GERHARD DILGER ÜBER DIE VERLOGENHEIT DER US-DROGENPOLITIK : Krieg an vielen Fronten
Manches in der US-Politik scheint auch unter Präsident Barack Obama wie in Stein gemeißelt. Sein jüngstes Memorandum ans Außenministerium ist so ein Beispiel. Wie all seine Vorgänger seit Ronald Reagan teilt er darin die Welt in ein Gut-Böse-Schema, dessen Verlogenheit sein bolivianischer Kollege Evo Morales zu Recht geißelt: Nicht die verbündeten Regierungen in Afghanistan, Mexiko oder Kolumbien seien die bösen Buben des internationalen Drogenhandels, sondern neben der Diktatur in Birma die linken Staatschefs in Venezuela und eben Bolivien.
Nirgendwo ist die Instrumentalisierung des Drogenthemas für die US-amerikanische Geopolitik offensichtlicher als in Lateinamerika. Nach 1990 war die kolumbianische Narco-Mafia ein dankbarer Ersatz für den abhanden gekommenen Hauptfeind Kommunismus. Die Farc-Guerilla, die ihr Überleben tatsächlich zu einem Gutteil ihrer Liaison mit Drogenkartellen verdankt, spielt seit September 2001 perfekt die Rolle der „Narco-Terroristen“. Mit dem komplexen Mehrfrontenkrieg in Kolumbien ging auch die Unterwanderung des gesamten politischen Systems durch die Mafia weiter. Ähnliches ist derzeit in Mexiko zu beobachten: Dort forderte der Drogenkrieg 2008 über 4.600 Tote.

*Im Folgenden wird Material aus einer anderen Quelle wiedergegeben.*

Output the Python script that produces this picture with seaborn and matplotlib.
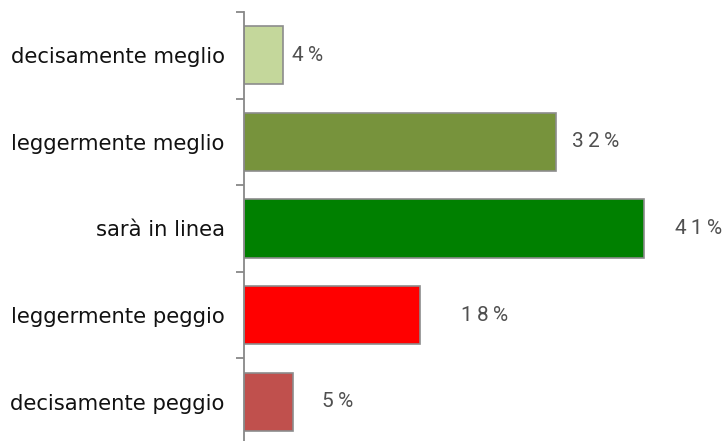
import matplotlib
matplotlib.use("Agg")
import matplotlib.pyplot as plt
import seaborn as sns
import pandas as pd
import numpy as np

categories = ["decisamente meglio", "leggermente meglio", "sarà in linea",
              "leggermente peggio", "decisamente peggio"]
values = [4, 32, 41, 18, 5]
colors = ["#C4D79B", "#77933C", "#008000", "#FF0000", "#C0504D"]
# horizontal gap (in % units) between bar end and its label
label_offsets = [0.9, 1.6, 3.2, 4.3, 3.0]

sns.set_theme(style="white")
plt.rcParams["font.family"] = ["DejaVu Sans"]

df = pd.DataFrame({"cat": categories, "val": values})

fig = plt.figure(figsize=(7.24, 4.41), dpi=100)
ax = fig.add_axes([244 / 724, 1 - 445 / 441, 1 - 244 / 724, 433 / 441])

sns.barplot(data=df, y="cat", x="val", hue="cat", palette=colors,
            order=categories, hue_order=categories, legend=False,
            width=0.67, edgecolor="#8C8C8C", linewidth=1.2, ax=ax,
            orient="h", saturation=1)

ax.set_xlim(0, 480 / 9.75)
ax.set_ylim(4.5, -0.5)
ax.set_xlabel("")
ax.set_ylabel("")
ax.set_xticks([])

for s in ["top", "right", "bottom"]:
    ax.spines[s].set_visible(False)
ax.spines["left"].set_color("#888888")
ax.spines["left"].set_linewidth(1.3)

ax.set_yticks(range(len(categories)))
ax.set_yticklabels(categories, fontsize=15.2, color="#111111")
ax.tick_params(axis="y", which="major", length=0, pad=14)
ax.set_yticks(np.arange(-0.5, len(categories), 1.0), minor=True)
ax.tick_params(axis="y", which="minor", length=6, width=1.3,
               color="#888888", direction="out", left=True)

for i, (v, off) in enumerate(zip(values, label_offsets)):
    txt = "\u2009".join(list(f"{v}%"))
    ax.text(v + off, i, txt, va="center", ha="left",
            fontsize=15, color="#505050", fontweight="normal",
            family=["Roboto", "DejaVu Sans"])

fig.savefig("out.png", dpi=100)
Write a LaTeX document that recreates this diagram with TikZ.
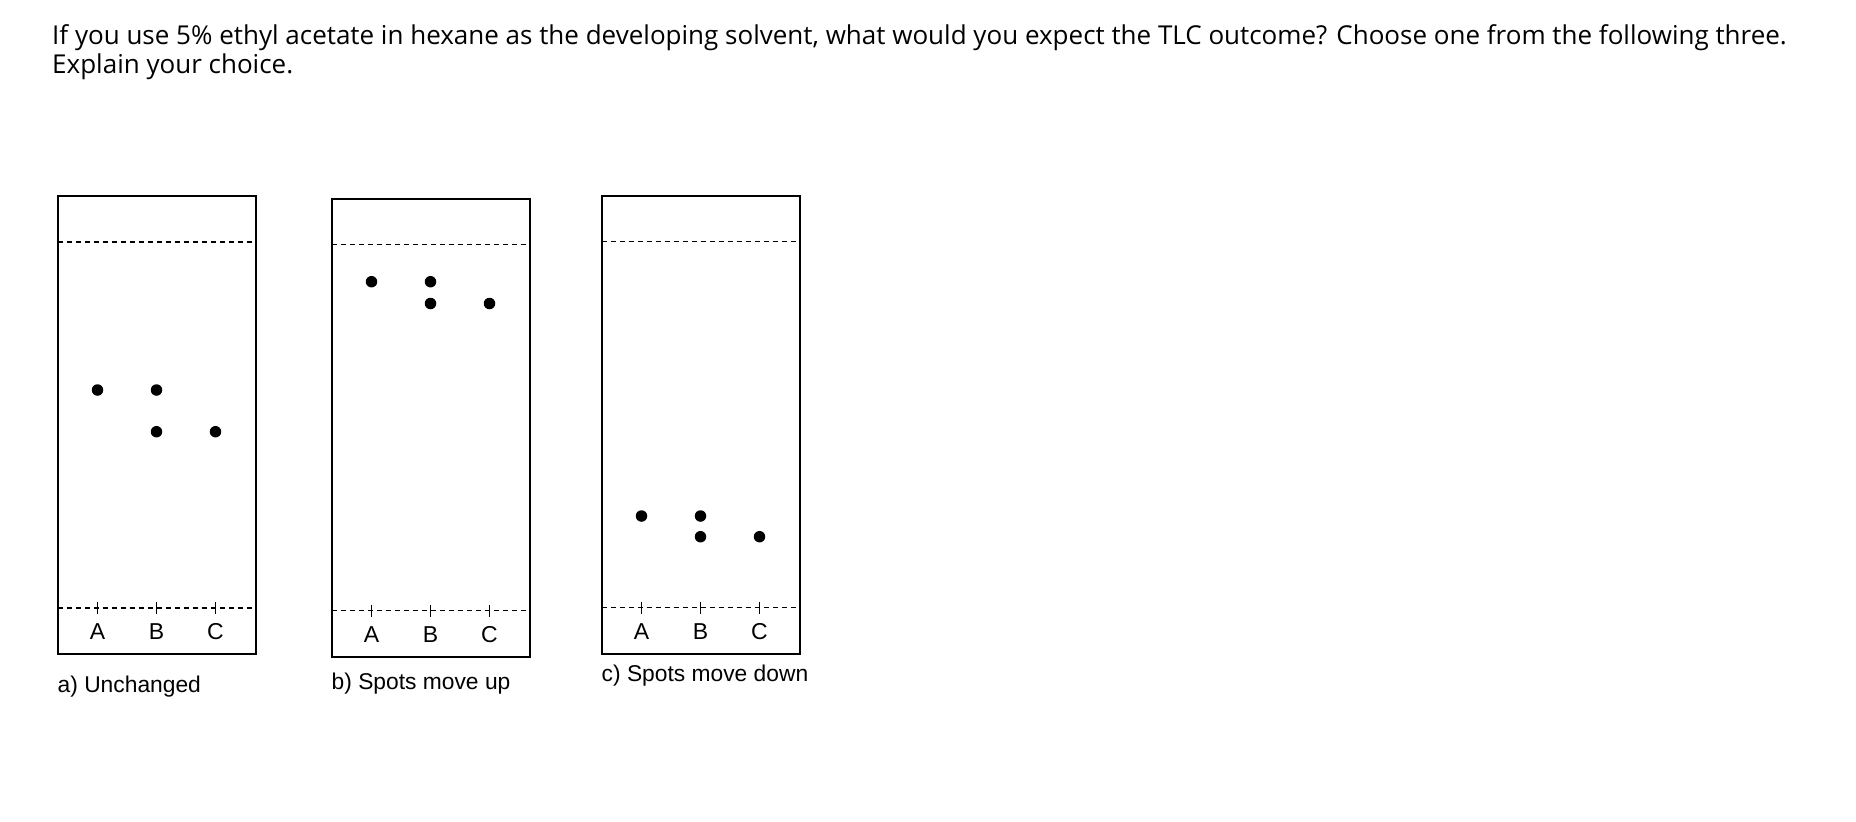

In ganz Lateinamerika ist die ausschließlich auf Repression setzende Drogenpolitik gescheitert. Prominente Expräsidenten fordern ein Umsteuern. Die Entkriminalisierung kleiner Verbraucher, wie jüngst in Mexiko und Argentinien beschlossen, ist ein richtiger Schritt. Das weiß auch Obama und spricht nicht mehr von einem „War on Drugs“ – immerhin.
Doch Südamerikas linke Staatschefs sind sprach- und konzeptionslos, auch Chávez oder Brasiliens Lula. Damit spielen sie jenen Kräften in der US-Regierung in die Hände, die die Region weiterhin militarisieren und destabilisieren möchten.